A l’instar de la confrérie Mouride, la Tidjania au Sénégal souffre du même mal. Des millions de gens se disent disciples tidjane or ils ignorent l’aspect mystique qui est à la base de cet ordre religieux. Toutefois, une partie de cette communauté appelle elle aussi à la connaissance de Dieu (Mahrifa) : cette frange à pour maitre Cheikh Ibrahim Niass. Ce grand maitre de la Tidjania est bien connu au-delà des frontières du Sénégal. Ses disciples ont un discours à forte teneur d’ésotérisme et ils sont mieux acceptés dans la société sénégalaise contrairement aux Yalla-yalla.
Voici donc la situation du soufisme au Sénégal. Une voie qui à travers les confréries compte des millions d’adeptes toutefois, elle est ignorée dans ses principes et ses fondements par le plus grand nombre.

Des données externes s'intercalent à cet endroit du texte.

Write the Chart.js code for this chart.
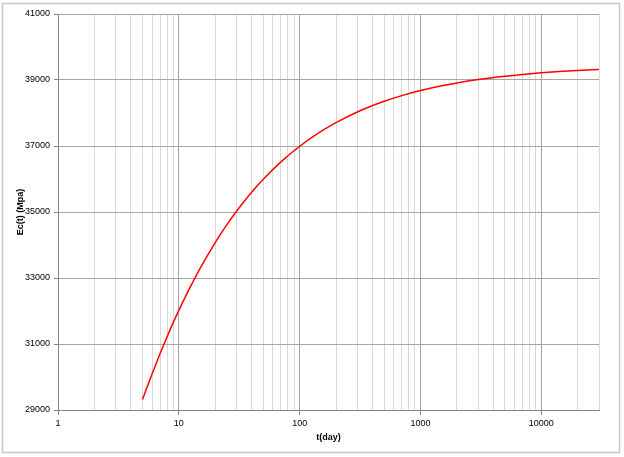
<!DOCTYPE html>
<html>
<head>
<meta charset="utf-8">
<script src="https://cdn.jsdelivr.net/npm/chart.js@4/dist/chart.umd.min.js"></script>
<style>
html,body{margin:0;padding:0;background:#fff;}
#wrap{position:relative;width:624px;height:457px;}
</style>
</head>
<body>
<div id="wrap"><canvas id="c" width="624" height="457"></canvas></div>
<script>
// Data
const tDays = [5, 6, 7, 8, 9, 10, 12, 15, 20, 25, 30, 40, 50, 70, 100, 150, 200, 300, 500, 700, 1000, 1500, 2000, 3000, 5000, 7000, 10000, 15000, 20000, 30000];
const ecValues = [29320, 30090, 30710, 31220, 31655, 32020, 32618, 33293, 34075, 34618, 35021, 35597, 35994, 36520, 36993, 37442, 37711, 38032, 38354, 38527, 38681, 38825, 38911, 39013, 39115, 39169, 39216, 39263, 39290, 39321];
const xDecadeLabels = [1, 10, 100, 1000, 10000];
const xMin = 1, xMax = 30000;
const yMin = 29000, yMax = 41000, yStep = 2000;

// log-scale tick positions: 1..9 in each decade up to xMax
const xTickValues = [];
for (let d = 1; d <= 10000; d *= 10) {
  for (let m = 1; m <= 9; m++) {
    const v = m * d;
    if (v <= xMax) xTickValues.push(v);
  }
}

const borderPlugin = {
  id: 'outerBorder',
  beforeDraw(chart) {
    const ctx = chart.ctx;
    ctx.save();
    ctx.fillStyle = '#ffffff';
    ctx.fillRect(0, 0, chart.width, chart.height);
    ctx.strokeStyle = '#c8c8c8';
    ctx.lineWidth = 1.5;
    ctx.strokeRect(2.5, 3.5, 617, 449);
    ctx.restore();
  }
};

const FONT = "'Liberation Sans', Arial, sans-serif";

new Chart(document.getElementById('c'), {
  type: 'line',
  data: {
    datasets: [{
      data: tDays.map((t, i) => ({x: t, y: ecValues[i]})),
      borderColor: '#ff0000',
      borderWidth: 1.5,
      pointRadius: 0,
      fill: false,
      cubicInterpolationMode: 'monotone'
    }]
  },
  options: {
    responsive: false,
    animation: false,
    devicePixelRatio: 1,
    layout: {padding: {left: 0, top: 14, right: 25, bottom: 0}},
    plugins: {legend: {display: false}, tooltip: {enabled: false}},
    scales: {
      x: {
        type: 'logarithmic',
        min: xMin,
        max: xMax,
        afterBuildTicks(scale) {
          scale.ticks = xTickValues.map(v => ({value: v}));
        },
        afterFit(scale) { scale.height = 47; },
        ticks: {
          autoSkip: false,
          maxRotation: 0,
          padding: 3,
          color: '#000',
          font: {family: FONT, size: 9},
          callback(value) {
            return xDecadeLabels.includes(value) ? String(value) : '';
          }
        },
        grid: {
          color(ctx) {
            const v = ctx.tick && ctx.tick.value;
            return xDecadeLabels.includes(v) ? '#a6a6a6' : '#d9d9d9';
          },
          tickColor(ctx) {
            const v = ctx.tick && ctx.tick.value;
            return xDecadeLabels.includes(v) ? '#868686' : 'rgba(0,0,0,0)';
          },
          lineWidth: 1,
          tickLength: 5,
          drawOnChartArea: true
        },
        border: {display: true, color: '#868686', width: 1},
        title: {
          display: true,
          text: 't(day)',
          color: '#000',
          font: {family: FONT, size: 9, weight: 'bold'},
          padding: {top: 0, bottom: 14}
        }
      },
      y: {
        type: 'linear',
        min: yMin,
        max: yMax,
        afterFit(scale) { scale.width = 58; },
        ticks: {
          stepSize: yStep,
          padding: 4,
          color: '#000',
          font: {family: FONT, size: 9},
          callback(value) { return String(value); }
        },
        grid: {
          color: '#a6a6a6',
          tickColor: '#868686',
          lineWidth: 1,
          tickLength: 4
        },
        border: {display: true, color: '#868686', width: 1},
        title: {
          display: true,
          text: 'Ec(t) (Mpa)',
          color: '#000',
          font: {family: FONT, size: 9, weight: 'bold'},
          padding: {top: 15, bottom: 0}
        }
      }
    }
  },
  plugins: [borderPlugin]
});
</script>
</body>
</html>
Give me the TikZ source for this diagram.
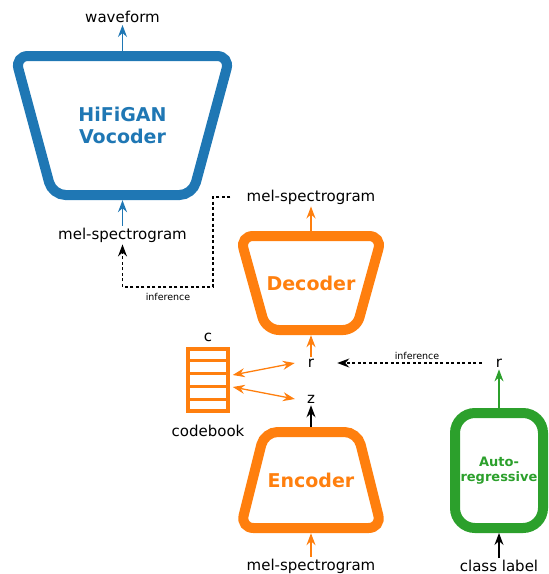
\documentclass[tikz,border=0pt]{standalone}
\usepackage{fontspec}
\setmainfont{DejaVu Sans}
\usetikzlibrary{positioning, arrows.meta, calc}
\definecolor{tabblue}{HTML}{1F77B4}
\definecolor{taborange}{HTML}{FF7F0E}
\definecolor{tabgreen}{HTML}{2CA02C}

% trapezoid outline round a node: node, top half width, bottom half width, half height, colour
\newcommand{\trapbox}[5]{%
    \draw[#5, line width=10pt, rounded corners=13pt]
        ($(#1)+(-#2,-#4)$) -- ($(#1)+(#2,-#4)$) -- ($(#1)+(#3,#4)$) -- ($(#1)+(-#3,#4)$) -- cycle;}

\begin{document}
\begin{tikzpicture}[x=1pt, y=-1pt,
    arrow/.style={-{Stealth[length=12pt, width=9pt, inset=4pt]}, line width=1.3pt},
    twoway/.style={{Stealth[length=12pt, width=9pt, inset=4pt]}-{Stealth[length=12pt, width=9pt, inset=4pt]},
        line width=1.3pt, taborange},
    infer/.style={dash pattern=on 3pt off 2.5pt, line width=1.1pt, -{Stealth[length=12pt, width=9pt, inset=4pt]}},
    blockname/.style={inner sep=0pt, align=center, font=\fontsize{19}{22}\selectfont\bfseries},
    lbl/.style={font=\fontsize{15}{18}\selectfont, inner sep=2pt},
    tiny/.style={font=\fontsize{9.5}{11}\selectfont, inner sep=1pt}
]
    \useasboundingbox (0,0) rectangle (549,574);

    % === Vocoder ===
    \node[blockname, text=tabblue, minimum width=225pt, minimum height=149pt]
        (voc) at (122.5,125.5) {HiFiGAN\\Vocoder};
    \trapbox{voc}{107.5}{70}{69.5}{tabblue}
    \node[lbl] (wave) at (122.5,17) {waveform};
    \node[lbl] (melin) at (122.5,235) {mel-spectrogram};
    \draw[arrow, tabblue] (voc.north) -- (wave.south);
    \draw[arrow, tabblue] (melin.north) -- (voc.south);

    % === Decoder ===
    \node[blockname, text=taborange, minimum width=152pt, minimum height=104pt]
        (dec) at (311,283) {Decoder};
    \trapbox{dec}{71}{45}{47}{taborange}
    \node[lbl] (melout) at (311,197) {mel-spectrogram};
    \node[lbl] (r) at (311,363) {r};
    \draw[arrow, taborange] (dec.north) -- (melout.south);
    \draw[arrow, taborange] (r.north) -- (dec.south);

    % inference path back to the vocoder
    \coordinate (bend) at (213,287);
    \draw[infer] ([xshift=-14pt]melout.west) -| (bend) -| (melin.south);
    \node[tiny] (inf1) at (168,297) {inference};

    % === Codebook ===
    \node[draw=taborange, line width=3.5pt, minimum width=40pt, minimum height=62pt,
        inner sep=0pt] (cb) at (208,380) {};
    \foreach \i in {1,...,4}
        \draw[taborange, line width=3.5pt] ($(cb.north west)!\i/5!(cb.south west)$)
            -- ($(cb.north east)!\i/5!(cb.south east)$);
    \node[lbl] (c) at (208,337) {c};
    \node[lbl] (cbname) at (208,431) {codebook};

    % === Encoder ===
    \node[blockname, text=taborange, minimum width=151pt, minimum height=106pt]
        (enc) at (311,480) {Encoder};
    \trapbox{enc}{46.5}{70.5}{48}{taborange}
    \node[lbl] (z) at (311,399) {z};
    \node[lbl] (melenc) at (311,566) {mel-spectrogram};
    \draw[arrow] (enc.north) -- (z.south);
    \draw[arrow, taborange] (melenc.north) -- (enc.south);

    \draw[twoway] ([xshift=3pt, yshift=5pt]cb.east) -- ([xshift=-11pt]r.west);
    \draw[twoway] ([xshift=3pt, yshift=-7pt]cb.east) -- ([xshift=-10pt]z.west);

    % === Autoregressive prior ===
    \node[draw=tabgreen, text=tabgreen, line width=10pt, rounded corners=20pt,
        minimum width=88pt, minimum height=115pt, align=center,
        font=\fontsize{13}{15}\selectfont\bfseries] (ar) at (499,470.5) {Auto-\\regressive};
    \node[lbl] (rprior) at (499,363) {r};
    \node[lbl] (cls) at (499,566) {class label};
    \draw[arrow, tabgreen] (ar.north) -- (rprior.south);
    \draw[arrow] (cls.north) -- (ar.south);

    \draw[infer] ([xshift=-12pt]rprior.west) -- ([xshift=21pt]r.east);
    \node[tiny] (inf2) at (417,356) {inference};

\end{tikzpicture}
\end{document}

IV/ Soufisme et extrémisme religieux

Le soufisme est défini par les plus éminents maitres soufis comme Amour. L’Imam Al-Ghazali a dit à ce sujet  « Aimer Dieu est l’ultime but des stations spirituelles et le plus haut sommet des rangs de noblesse. Il n’est de station au-delà de celle de l’amour qui n’en soit un fruit et un corollaire ». Ainsi, la violence se trouve-t-elle exclu du champ de l’ésotérisme. Le grand maitre  Ibn Arabi ajoute « Sache que la station spirituelle de l’amour est une station très insigne, et que l’amour est à l’origine de l’existence ». Dès lors, le soufisme s’inscrit en faux contre le terrorisme au nom d’Allah.  On remarque au Sénégal que la question de la radicalisation ne se pose pas comme au Nigéria. Cela est dû à la prépondérance des confréries soufies dans toute l’étendue du pays. Bien que le Soufisme soit  mal connu en tant que ésotérisme et quête de la gnose, il constitue un bouclier indispensable à la stabilité confessionnelle au Sénégal. L’islamologue Bakary Samb a dit à ce propos << Au Sénégal, les confréries soufies restent encore un rempart contre l’extrémisme violent. >>.  
Cependant il est recommandé de faire mieux connaitre le Soufisme aux disciples des différentes confréries au Sénégal. Le radicalisme doit être combattu  par l’éducation et non par les armes. Il faut rendre accessible la pensée soufi qui est parfois confiné dans un langage plus ou moins fermé.  
Pour finir, un poème extatique de l’Emir Abd El-Kader qui témoigne du mysticisme soufi et du haut degré de Tawhid (culte exclusif d’Allah) des Soufis.

Je suis Dieu, je suis créature
Je suis Dieu, je suis créature; je suis Seigneur, je suis serviteur
Je suis le Trône et la natte qu'on piétine; je suis l'enfer et je suis l'éternité bien heureuse
Je suis l'eau, je suis le feu; je suis l'air et la terre
Je suis le "combien" et le "comment"; je suis la présence et l'absence
Je suis l'essence et l'attribut; je suis la proximité et l'éloignement
Tout être est mon être; je suis le Seul, je suis l'Unique.